--- Required work ---
Note each line that includes the word "this". Copy those lines.

--- Input data ---
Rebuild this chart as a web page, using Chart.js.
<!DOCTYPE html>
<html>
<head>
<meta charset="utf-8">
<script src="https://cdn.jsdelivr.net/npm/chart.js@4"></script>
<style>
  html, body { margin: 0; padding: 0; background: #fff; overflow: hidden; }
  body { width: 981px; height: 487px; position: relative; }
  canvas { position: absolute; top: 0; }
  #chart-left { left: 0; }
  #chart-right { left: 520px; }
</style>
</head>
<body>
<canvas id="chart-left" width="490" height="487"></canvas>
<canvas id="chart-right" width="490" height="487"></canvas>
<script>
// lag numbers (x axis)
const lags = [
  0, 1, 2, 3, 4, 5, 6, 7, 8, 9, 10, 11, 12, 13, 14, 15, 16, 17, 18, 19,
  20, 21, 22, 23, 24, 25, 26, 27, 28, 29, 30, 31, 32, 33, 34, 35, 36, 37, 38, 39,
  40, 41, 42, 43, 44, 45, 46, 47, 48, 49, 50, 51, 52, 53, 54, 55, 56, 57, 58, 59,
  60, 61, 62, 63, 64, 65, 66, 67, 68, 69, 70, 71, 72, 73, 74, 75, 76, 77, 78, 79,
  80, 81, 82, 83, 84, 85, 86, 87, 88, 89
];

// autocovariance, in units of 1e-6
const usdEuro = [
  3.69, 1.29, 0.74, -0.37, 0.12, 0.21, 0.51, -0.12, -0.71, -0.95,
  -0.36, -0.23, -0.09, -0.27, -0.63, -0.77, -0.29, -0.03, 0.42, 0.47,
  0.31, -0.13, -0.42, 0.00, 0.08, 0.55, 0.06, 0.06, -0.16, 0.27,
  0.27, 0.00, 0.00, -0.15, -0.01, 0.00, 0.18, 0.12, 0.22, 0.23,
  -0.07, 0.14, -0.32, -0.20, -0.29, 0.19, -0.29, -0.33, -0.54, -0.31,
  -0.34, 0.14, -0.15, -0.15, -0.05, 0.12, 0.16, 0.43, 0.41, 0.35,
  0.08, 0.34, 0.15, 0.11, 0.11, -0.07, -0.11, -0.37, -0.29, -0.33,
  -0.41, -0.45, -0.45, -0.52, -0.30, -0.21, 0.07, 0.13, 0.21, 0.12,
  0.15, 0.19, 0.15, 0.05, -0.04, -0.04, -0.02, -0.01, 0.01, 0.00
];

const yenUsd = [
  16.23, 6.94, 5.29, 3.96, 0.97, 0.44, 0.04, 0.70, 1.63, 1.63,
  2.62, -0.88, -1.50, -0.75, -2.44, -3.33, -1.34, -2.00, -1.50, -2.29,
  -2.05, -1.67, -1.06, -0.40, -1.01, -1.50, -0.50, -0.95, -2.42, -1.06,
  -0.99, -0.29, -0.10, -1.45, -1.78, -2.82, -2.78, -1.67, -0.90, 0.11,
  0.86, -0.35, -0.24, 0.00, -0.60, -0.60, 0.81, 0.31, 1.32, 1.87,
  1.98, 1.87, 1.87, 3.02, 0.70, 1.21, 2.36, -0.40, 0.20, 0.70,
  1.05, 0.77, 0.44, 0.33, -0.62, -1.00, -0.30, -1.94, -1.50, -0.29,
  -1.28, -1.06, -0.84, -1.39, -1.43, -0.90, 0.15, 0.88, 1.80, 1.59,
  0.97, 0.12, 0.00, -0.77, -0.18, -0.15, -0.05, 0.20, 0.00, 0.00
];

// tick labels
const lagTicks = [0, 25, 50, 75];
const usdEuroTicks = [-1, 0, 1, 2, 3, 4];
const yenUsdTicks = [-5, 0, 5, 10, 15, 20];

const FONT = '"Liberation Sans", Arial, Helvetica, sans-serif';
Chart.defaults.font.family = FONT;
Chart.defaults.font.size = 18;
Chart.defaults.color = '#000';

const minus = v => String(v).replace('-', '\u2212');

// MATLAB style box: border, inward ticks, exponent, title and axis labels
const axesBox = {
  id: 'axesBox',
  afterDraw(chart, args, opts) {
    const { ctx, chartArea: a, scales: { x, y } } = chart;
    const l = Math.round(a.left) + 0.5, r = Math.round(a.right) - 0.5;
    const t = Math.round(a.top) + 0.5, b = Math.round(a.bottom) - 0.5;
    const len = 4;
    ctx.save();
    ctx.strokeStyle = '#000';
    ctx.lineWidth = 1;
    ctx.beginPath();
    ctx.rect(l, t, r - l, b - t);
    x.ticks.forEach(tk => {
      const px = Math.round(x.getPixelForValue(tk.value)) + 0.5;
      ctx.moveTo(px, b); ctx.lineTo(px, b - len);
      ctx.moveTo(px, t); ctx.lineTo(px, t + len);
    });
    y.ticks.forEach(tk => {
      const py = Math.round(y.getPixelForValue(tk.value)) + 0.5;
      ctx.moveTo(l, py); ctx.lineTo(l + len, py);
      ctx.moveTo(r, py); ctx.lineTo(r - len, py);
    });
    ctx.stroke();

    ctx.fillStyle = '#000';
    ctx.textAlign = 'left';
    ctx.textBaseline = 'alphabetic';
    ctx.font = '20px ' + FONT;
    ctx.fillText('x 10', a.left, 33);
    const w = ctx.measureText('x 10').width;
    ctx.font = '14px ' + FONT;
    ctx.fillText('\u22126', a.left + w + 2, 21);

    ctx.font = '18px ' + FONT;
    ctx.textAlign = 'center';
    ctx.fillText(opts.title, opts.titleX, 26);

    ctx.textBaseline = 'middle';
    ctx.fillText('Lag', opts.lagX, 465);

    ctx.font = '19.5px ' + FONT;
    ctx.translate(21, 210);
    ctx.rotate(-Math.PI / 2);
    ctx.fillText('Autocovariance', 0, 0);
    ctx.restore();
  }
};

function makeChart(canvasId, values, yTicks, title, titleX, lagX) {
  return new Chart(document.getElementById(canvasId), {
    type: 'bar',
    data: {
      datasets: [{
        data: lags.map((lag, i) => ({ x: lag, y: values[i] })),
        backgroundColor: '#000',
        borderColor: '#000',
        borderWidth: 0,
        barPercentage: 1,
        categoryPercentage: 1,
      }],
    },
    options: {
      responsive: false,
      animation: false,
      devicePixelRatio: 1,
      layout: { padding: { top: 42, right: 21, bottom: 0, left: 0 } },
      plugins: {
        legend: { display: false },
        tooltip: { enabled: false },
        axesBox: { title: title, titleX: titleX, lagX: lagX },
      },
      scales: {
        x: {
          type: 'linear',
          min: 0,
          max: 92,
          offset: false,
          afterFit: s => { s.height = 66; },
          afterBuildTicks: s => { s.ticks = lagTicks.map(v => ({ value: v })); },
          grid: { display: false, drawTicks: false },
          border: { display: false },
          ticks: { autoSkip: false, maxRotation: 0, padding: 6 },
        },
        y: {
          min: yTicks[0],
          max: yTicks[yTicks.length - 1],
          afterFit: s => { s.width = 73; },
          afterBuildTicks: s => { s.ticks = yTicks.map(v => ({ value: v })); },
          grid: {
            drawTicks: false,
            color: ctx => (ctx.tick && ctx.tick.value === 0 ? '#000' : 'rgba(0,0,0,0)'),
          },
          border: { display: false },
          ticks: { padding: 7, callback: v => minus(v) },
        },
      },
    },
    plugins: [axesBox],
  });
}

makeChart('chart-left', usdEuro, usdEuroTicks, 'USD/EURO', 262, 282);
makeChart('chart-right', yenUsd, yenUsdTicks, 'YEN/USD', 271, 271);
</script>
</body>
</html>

...

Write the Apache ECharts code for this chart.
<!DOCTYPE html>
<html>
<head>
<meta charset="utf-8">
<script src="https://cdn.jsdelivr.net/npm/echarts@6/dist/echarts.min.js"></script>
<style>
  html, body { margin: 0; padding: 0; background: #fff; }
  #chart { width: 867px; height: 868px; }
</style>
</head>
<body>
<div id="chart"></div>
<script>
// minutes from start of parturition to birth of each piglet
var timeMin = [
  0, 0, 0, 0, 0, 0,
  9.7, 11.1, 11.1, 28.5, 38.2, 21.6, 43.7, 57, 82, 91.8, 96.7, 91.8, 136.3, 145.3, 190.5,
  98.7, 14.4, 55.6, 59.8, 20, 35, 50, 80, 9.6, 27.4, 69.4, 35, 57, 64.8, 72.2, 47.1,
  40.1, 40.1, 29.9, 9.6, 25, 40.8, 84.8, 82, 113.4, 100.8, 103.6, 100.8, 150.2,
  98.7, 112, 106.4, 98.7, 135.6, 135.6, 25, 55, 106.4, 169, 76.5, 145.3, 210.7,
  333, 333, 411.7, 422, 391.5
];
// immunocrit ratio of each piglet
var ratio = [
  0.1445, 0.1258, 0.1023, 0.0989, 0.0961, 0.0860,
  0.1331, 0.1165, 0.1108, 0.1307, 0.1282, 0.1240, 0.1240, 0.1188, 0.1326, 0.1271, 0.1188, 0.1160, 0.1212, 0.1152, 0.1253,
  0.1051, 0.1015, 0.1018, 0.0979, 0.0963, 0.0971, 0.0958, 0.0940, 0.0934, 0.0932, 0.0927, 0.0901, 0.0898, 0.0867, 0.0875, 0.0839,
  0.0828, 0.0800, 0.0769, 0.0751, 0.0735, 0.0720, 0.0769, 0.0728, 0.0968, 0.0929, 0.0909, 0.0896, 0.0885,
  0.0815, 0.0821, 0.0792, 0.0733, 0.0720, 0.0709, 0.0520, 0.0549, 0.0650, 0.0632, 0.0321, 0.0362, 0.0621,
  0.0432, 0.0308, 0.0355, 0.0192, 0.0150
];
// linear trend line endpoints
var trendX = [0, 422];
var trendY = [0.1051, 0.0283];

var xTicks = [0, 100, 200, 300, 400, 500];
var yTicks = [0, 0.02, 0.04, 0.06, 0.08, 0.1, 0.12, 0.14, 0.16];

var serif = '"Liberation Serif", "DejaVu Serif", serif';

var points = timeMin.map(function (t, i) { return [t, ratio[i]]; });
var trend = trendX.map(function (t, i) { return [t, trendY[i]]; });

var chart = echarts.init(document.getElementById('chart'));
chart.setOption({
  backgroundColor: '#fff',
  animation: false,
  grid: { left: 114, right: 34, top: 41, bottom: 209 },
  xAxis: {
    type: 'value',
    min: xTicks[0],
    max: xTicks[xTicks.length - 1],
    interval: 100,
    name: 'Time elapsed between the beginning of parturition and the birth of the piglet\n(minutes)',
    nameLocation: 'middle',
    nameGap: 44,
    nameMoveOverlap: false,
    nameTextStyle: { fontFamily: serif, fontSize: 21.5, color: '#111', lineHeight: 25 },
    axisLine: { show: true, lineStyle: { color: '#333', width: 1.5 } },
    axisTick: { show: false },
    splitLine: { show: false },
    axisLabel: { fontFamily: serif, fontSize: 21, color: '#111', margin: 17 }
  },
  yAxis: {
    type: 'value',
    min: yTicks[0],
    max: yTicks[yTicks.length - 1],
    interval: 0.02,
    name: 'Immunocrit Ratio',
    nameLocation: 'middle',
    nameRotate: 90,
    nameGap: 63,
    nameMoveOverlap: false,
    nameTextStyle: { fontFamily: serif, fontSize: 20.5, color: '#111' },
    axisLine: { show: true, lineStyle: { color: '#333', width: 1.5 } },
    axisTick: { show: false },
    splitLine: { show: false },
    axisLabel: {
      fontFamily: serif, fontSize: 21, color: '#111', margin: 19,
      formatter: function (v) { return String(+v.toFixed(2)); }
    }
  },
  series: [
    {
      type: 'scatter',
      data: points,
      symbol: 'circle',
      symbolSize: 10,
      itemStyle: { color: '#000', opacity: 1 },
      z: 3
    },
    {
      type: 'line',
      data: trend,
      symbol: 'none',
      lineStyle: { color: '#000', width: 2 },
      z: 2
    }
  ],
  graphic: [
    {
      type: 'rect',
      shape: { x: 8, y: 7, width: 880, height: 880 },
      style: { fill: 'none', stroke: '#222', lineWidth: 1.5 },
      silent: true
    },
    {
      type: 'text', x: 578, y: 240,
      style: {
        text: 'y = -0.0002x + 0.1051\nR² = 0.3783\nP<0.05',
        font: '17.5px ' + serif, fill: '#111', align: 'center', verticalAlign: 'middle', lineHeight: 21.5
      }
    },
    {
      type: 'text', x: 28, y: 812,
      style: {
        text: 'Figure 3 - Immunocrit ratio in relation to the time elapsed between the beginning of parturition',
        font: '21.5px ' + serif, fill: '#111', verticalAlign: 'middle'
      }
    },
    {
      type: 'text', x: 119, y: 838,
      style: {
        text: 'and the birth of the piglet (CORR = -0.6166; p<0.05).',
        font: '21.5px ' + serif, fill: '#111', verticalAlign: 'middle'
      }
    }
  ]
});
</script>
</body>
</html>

...

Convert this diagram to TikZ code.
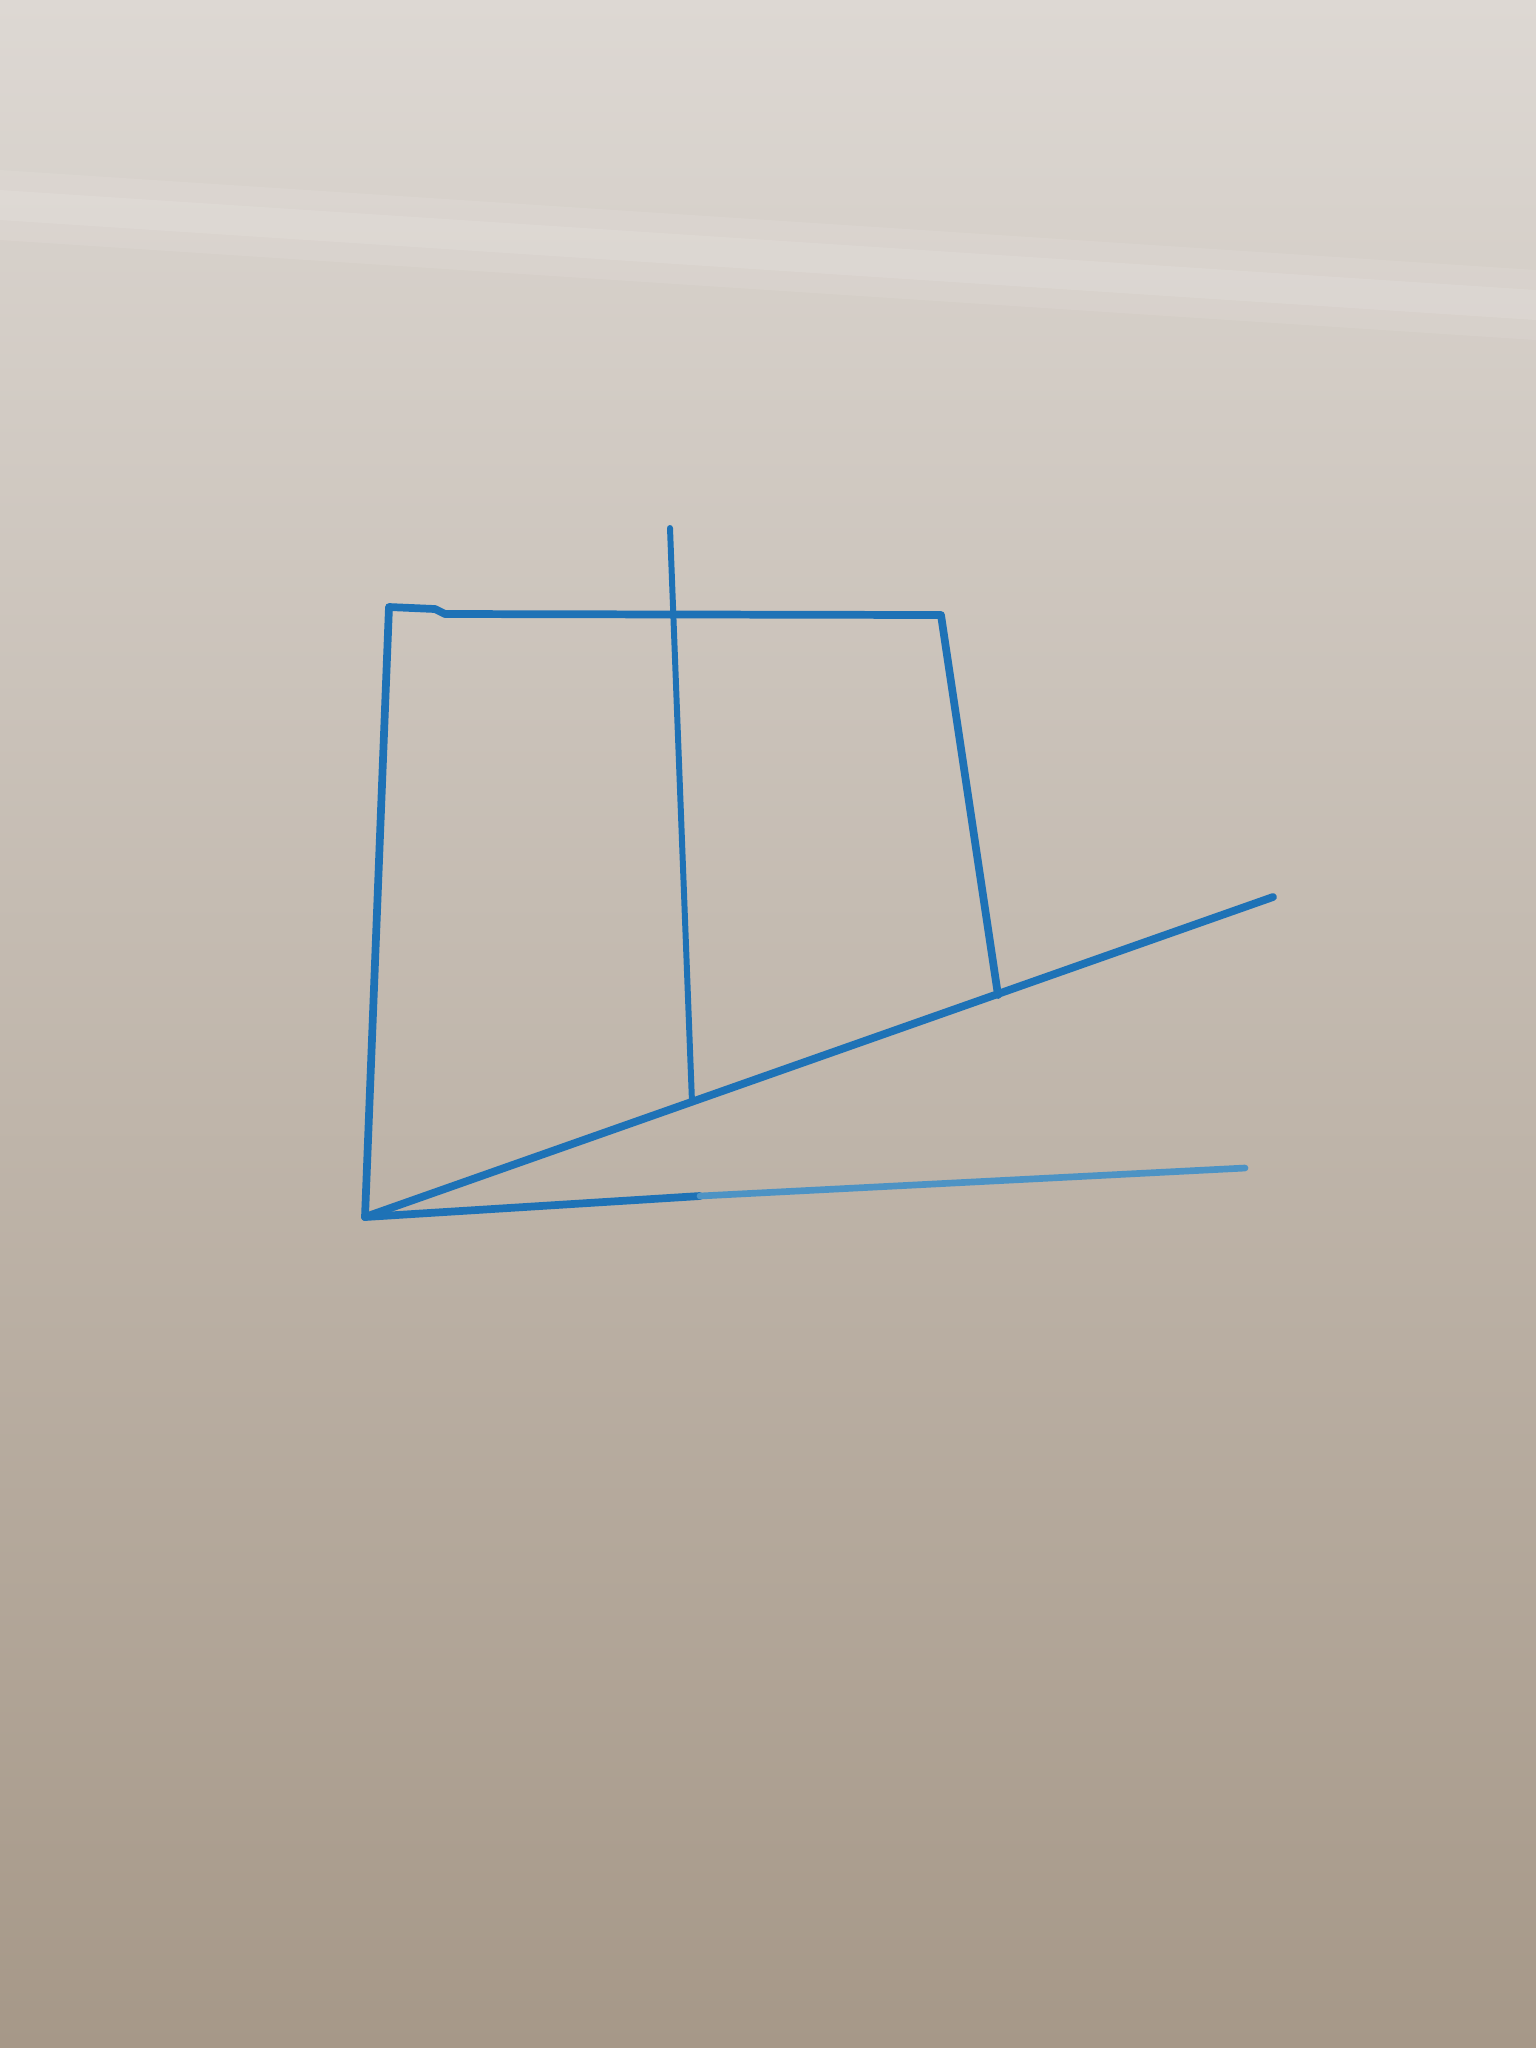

--- Solution ---
Rebuild this chart as a web page, using Chart.js.
Write the Apache ECharts code for this chart.
Convert this diagram to TikZ code.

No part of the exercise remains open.